Historical counterexamples:
- Heliocentrism initially required more epicycles than geocentrism to match observations. The “simpler” Earth-centered model was wrong.
- Atomic theory posited invisible entities when continuous matter seemed simpler. Atoms were real.
- Quantum mechanics replaced deterministic simplicity with probability amplitudes, superposition, and entanglement.
- General relativity curved spacetime itself rather than keeping flat space with forces—vastly more complex, yet correct.
Rationale: When confronting the hard problem of consciousness, we face a domain where our conceptual tools may be fundamentally inadequate. Dismissing dualism because materialism seems “simpler” assumes we understand enough to judge simplicity. We may not. The apparent simplicity of physicalism could reflect ignorance rather than insight—as the failure of materialist explanations suggests.

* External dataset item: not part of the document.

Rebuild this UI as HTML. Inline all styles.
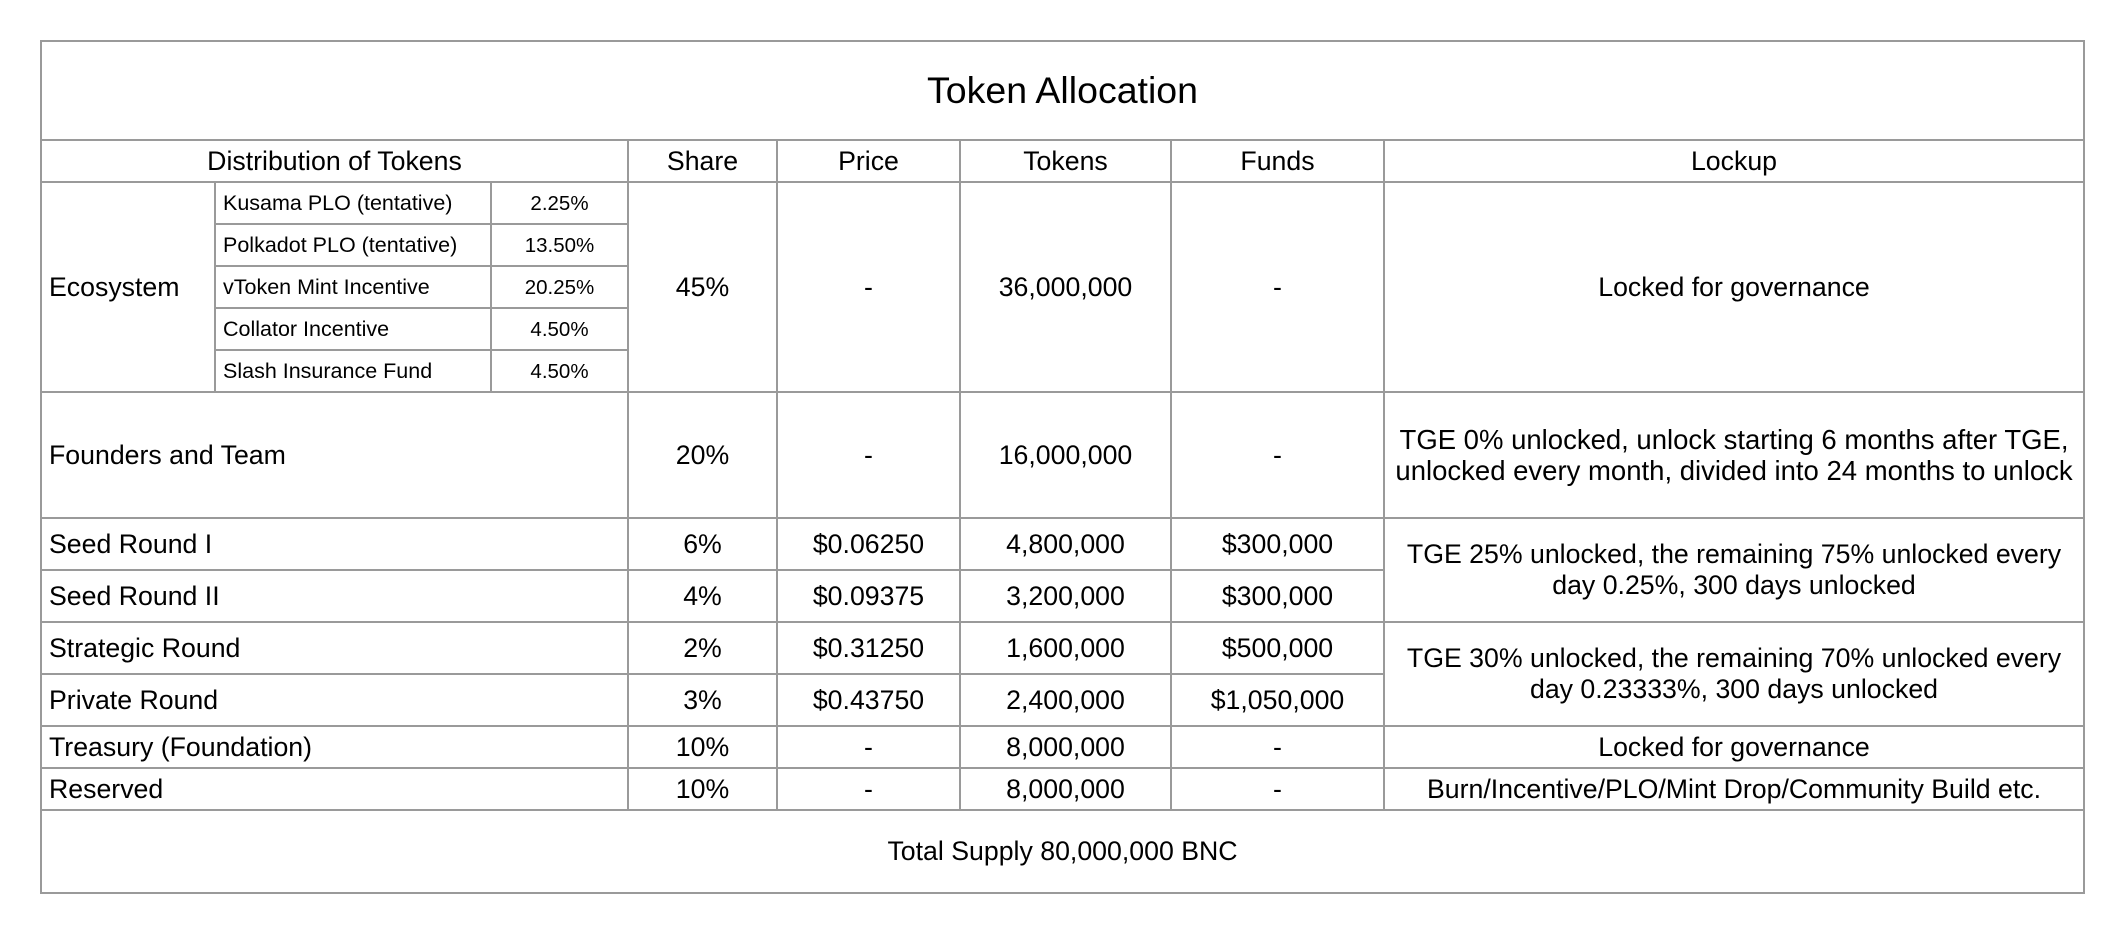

The “folk error” accusation: Critics sometimes dismiss dualism as “folk intuition” to be outgrown—a cognitive bias rather than a philosophical conclusion. But cognitive science complicates this picture. Paul Bloom argued humans are “natural-born dualists,” processing minds and bodies through separate cognitive systems. Yet Barrett et al.’s cross-cultural study (2021) found that most people across diverse cultures default to “intuitive materialism”—expecting mental states to cease with bodily death. Barlev and Shtulman (2021) suggest dualism is learned rather than innate. The evidence is mixed: neither intuitive dualism nor intuitive materialism is clearly the human default. More fundamentally, cognitive naturalness doesn’t determine metaphysical truth. Folk physics fails at quantum scales yet captures everyday reality. The question of whether consciousness is reducible to physics must be settled by philosophical argument, not cognitive anthropology.
Rules out: Using parsimony as a decisive argument against dualism, and treating Occam’s Razor as anything more than a defeasible heuristic.